--- Challenge ---
Skip all pictures. Write out the data below from its first line through the line that contains "row_top0 = 18.5".

begin

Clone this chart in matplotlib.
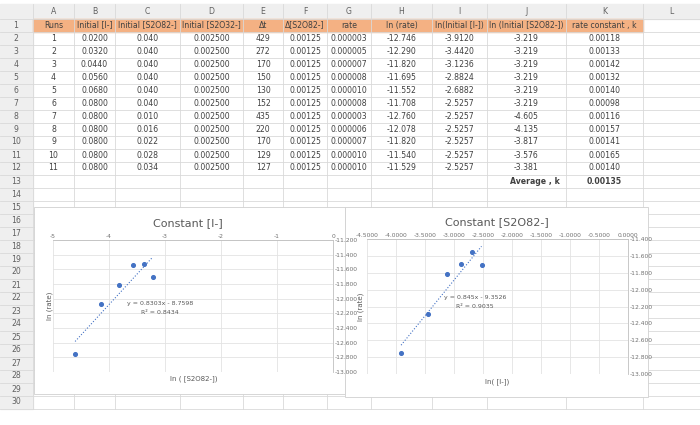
import matplotlib.pyplot as plt
from matplotlib.patches import Rectangle
import numpy as np

# Spreadsheet data
headers = ['Runs', 'Initial [I-]', 'Initial [S2O82-]', 'Initial [S2O32-]', '\u0394t', '\u0394[S2O82-]',
           'rate', 'ln (rate)', 'ln(Initial [I-])', 'ln (Initial [S2O82-])', 'rate constant , k']
runs = [1, 2, 3, 4, 5, 6, 7, 8, 9, 10, 11]
init_i = [0.0200, 0.0320, 0.0440, 0.0560, 0.0680, 0.0800, 0.0800, 0.0800, 0.0800, 0.0800, 0.0800]
init_s2o8 = [0.040, 0.040, 0.040, 0.040, 0.040, 0.040, 0.010, 0.016, 0.022, 0.028, 0.034]
init_s2o3 = [0.0025] * 11
delta_t = [429, 272, 170, 150, 130, 152, 435, 220, 170, 129, 127]
delta_s2o8 = [0.00125] * 11
rate = [0.000003, 0.000005, 0.000007, 0.000008, 0.000010, 0.000008, 0.000003, 0.000006, 0.000007, 0.000010, 0.000010]
ln_rate = [-12.746, -12.290, -11.820, -11.695, -11.552, -11.708, -12.760, -12.078, -11.820, -11.540, -11.529]
ln_i = [-3.9120, -3.4420, -3.1236, -2.8824, -2.6882, -2.5257, -2.5257, -2.5257, -2.5257, -2.5257, -2.5257]
ln_s2o8 = [-3.219, -3.219, -3.219, -3.219, -3.219, -3.219, -4.605, -4.135, -3.817, -3.576, -3.381]
k_const = [0.00118, 0.00133, 0.00142, 0.00132, 0.00140, 0.00098, 0.00116, 0.00157, 0.00141, 0.00165, 0.00140]
k_avg = 0.00135

col_edges = [0, 33, 74, 115, 180, 243, 283, 327, 371, 432, 487, 566, 643, 700]
col_letters = ['A', 'B', 'C', 'D', 'E', 'F', 'G', 'H', 'I', 'J', 'K', 'L']
row_h = 13.0
row_top0 = 18.5  # top of row 1

fig = plt.figure(figsize=(7, 4.25), dpi=100)
bg = fig.add_axes([0, 0, 1, 1])
bg.set_xlim(0, 700)
bg.set_ylim(425, 0)
bg.axis('off')

txt = '#404040'
grid = '#D9D9D9'
fs = 5.6

# header strips
bg.add_patch(Rectangle((0, 4), 700, row_top0 - 4, color='#EFEFEF', zorder=0))
bg.add_patch(Rectangle((0, row_top0), 33, 30 * row_h, color='#EFEFEF', zorder=0))
bg.add_patch(Rectangle((33, row_top0), 643 - 33, row_h, color='#F4B183', zorder=0))

for x in col_edges[1:-1]:
    bg.plot([x, x], [4, row_top0 + 30 * row_h], color=grid, lw=0.6, zorder=1)
for r in range(31):
    y = row_top0 + r * row_h
    bg.plot([0, 700], [y, y], color=grid, lw=0.6, zorder=1)

for i, c in enumerate(col_letters):
    bg.text((col_edges[i + 1] + col_edges[i + 2]) / 2, 11.5, c, ha='center', va='center', fontsize=fs, color='#606060')
for r in range(1, 31):
    bg.text(16, row_top0 + (r - 0.5) * row_h, str(r), ha='center', va='center', fontsize=fs, color='#606060')

def cell(col, row, s, bold=False):
    x = (col_edges[col + 1] + col_edges[col + 2]) / 2
    y = row_top0 + (row - 0.5) * row_h
    bg.text(x, y, s, ha='center', va='center', fontsize=fs, color=txt,
            fontweight='bold' if bold else 'normal', zorder=2)

for j, h in enumerate(headers):
    cell(j, 1, h)
for i in range(11):
    row = i + 2
    vals = [str(runs[i]), '%.4f' % init_i[i], '%.3f' % init_s2o8[i], '%.6f' % init_s2o3[i],
            str(delta_t[i]), '%.5f' % delta_s2o8[i], '%.6f' % rate[i], '%.3f' % ln_rate[i],
            '%.4f' % ln_i[i], '%.3f' % ln_s2o8[i], '%.5f' % k_const[i]]
    for j, v in enumerate(vals):
        cell(j, row, v)
bg.text(560, row_top0 + 12.5 * row_h, 'Average , k', ha='right', va='center', fontsize=fs, color=txt, fontweight='bold')
cell(10, 13, '%.5f' % k_avg, bold=True)

# chart boxes
bg.add_patch(Rectangle((34, 207), 311, 187, facecolor='white', edgecolor='#D0D0D0', lw=0.6, zorder=3))
bg.add_patch(Rectangle((345, 207), 303, 190, facecolor='white', edgecolor='#D0D0D0', lw=0.6, zorder=3))

blue = '#4472C4'

def chart(box, xs, ys, xlim, xstep, xfmt, ylim, title, xlabel, slope, icpt, r2, eqpos, titlepos, xlabpos, ylabx):
    l, t, r, b = box
    ax = fig.add_axes([l / 700, 1 - b / 425, (r - l) / 700, (b - t) / 425])
    ax.set_xlim(*xlim)
    ax.set_ylim(*ylim)
    xt = np.arange(xlim[0], xlim[1] + 1e-9, xstep)
    yt = np.arange(ylim[0], ylim[1] + 1e-9, 0.2)
    ax.set_xticks(xt)
    ax.set_yticks(yt)
    ax.set_xticklabels([xfmt % v for v in xt])
    ax.set_yticklabels(['%.3f' % v for v in yt])
    ax.xaxis.tick_top()
    ax.yaxis.tick_right()
    ax.tick_params(labelsize=4.3, colors='#707070', length=0, pad=1)
    ax.grid(True, color='#E3E3E3', lw=0.6)
    for s in ['left', 'bottom']:
        ax.spines[s].set_visible(False)
    for s in ['top', 'right']:
        ax.spines[s].set_color('#BFBFBF')
        ax.spines[s].set_linewidth(0.6)
    ax.scatter(xs, ys, s=7, color=blue, zorder=3)
    xx = np.array([min(xs), max(xs)])
    ax.plot(xx, slope * xx + icpt, color=blue, ls=':', lw=0.8)
    fig.text(titlepos[0] / 700, 1 - titlepos[1] / 425, title, ha='center', va='center', fontsize=8, color='#595959')
    fig.text(xlabpos[0] / 700, 1 - xlabpos[1] / 425, xlabel, ha='center', va='center', fontsize=5, color='#595959')
    fig.text(ylabx / 700, 1 - (t + b) / 2 / 425, 'ln (rate)', ha='center', va='center', rotation=90, fontsize=5, color='#595959')
    sign = '-' if icpt < 0 else '+'
    fig.text(eqpos[0] / 700, 1 - eqpos[1] / 425, 'y = %gx %s %g' % (slope, sign, abs(icpt)), ha='center', va='center', fontsize=4.5, color='#595959')
    fig.text(eqpos[0] / 700, 1 - (eqpos[1] + 9) / 425, 'R\u00b2 = %.4f' % r2, ha='center', va='center', fontsize=4.5, color='#595959')

# Constant [I-]: runs 6-11 against ln [S2O82-]
chart((53, 240, 333, 372), ln_s2o8[5:], ln_rate[5:], (-5, 0), 1, '%d', (-13.0, -11.2),
      'Constant [I-]', 'ln ( [S2O82-])', 0.8303, -8.7598, 0.8434, (160, 304), (188, 223), (194, 379), 50)
# Constant [S2O82-]: runs 1-6 against ln [I-]
chart((367, 239, 628, 374), ln_i[:6], ln_rate[:6], (-4.5, 0), 0.5, '%.4f', (-13.0, -11.4),
      'Constant [S2O82-]', 'ln( [I-])', 0.845, -9.3526, 0.9035, (475, 298), (497, 222), (497, 382), 361)

fig.savefig('out.png', dpi=100)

end

--- Answer in full ---
Clone this chart in matplotlib.
import matplotlib.pyplot as plt
from matplotlib.patches import Rectangle
import numpy as np

# Spreadsheet data
headers = ['Runs', 'Initial [I-]', 'Initial [S2O82-]', 'Initial [S2O32-]', '\u0394t', '\u0394[S2O82-]',
           'rate', 'ln (rate)', 'ln(Initial [I-])', 'ln (Initial [S2O82-])', 'rate constant , k']
runs = [1, 2, 3, 4, 5, 6, 7, 8, 9, 10, 11]
init_i = [0.0200, 0.0320, 0.0440, 0.0560, 0.0680, 0.0800, 0.0800, 0.0800, 0.0800, 0.0800, 0.0800]
init_s2o8 = [0.040, 0.040, 0.040, 0.040, 0.040, 0.040, 0.010, 0.016, 0.022, 0.028, 0.034]
init_s2o3 = [0.0025] * 11
delta_t = [429, 272, 170, 150, 130, 152, 435, 220, 170, 129, 127]
delta_s2o8 = [0.00125] * 11
rate = [0.000003, 0.000005, 0.000007, 0.000008, 0.000010, 0.000008, 0.000003, 0.000006, 0.000007, 0.000010, 0.000010]
ln_rate = [-12.746, -12.290, -11.820, -11.695, -11.552, -11.708, -12.760, -12.078, -11.820, -11.540, -11.529]
ln_i = [-3.9120, -3.4420, -3.1236, -2.8824, -2.6882, -2.5257, -2.5257, -2.5257, -2.5257, -2.5257, -2.5257]
ln_s2o8 = [-3.219, -3.219, -3.219, -3.219, -3.219, -3.219, -4.605, -4.135, -3.817, -3.576, -3.381]
k_const = [0.00118, 0.00133, 0.00142, 0.00132, 0.00140, 0.00098, 0.00116, 0.00157, 0.00141, 0.00165, 0.00140]
k_avg = 0.00135

col_edges = [0, 33, 74, 115, 180, 243, 283, 327, 371, 432, 487, 566, 643, 700]
col_letters = ['A', 'B', 'C', 'D', 'E', 'F', 'G', 'H', 'I', 'J', 'K', 'L']
row_h = 13.0
row_top0 = 18.5  # top of row 1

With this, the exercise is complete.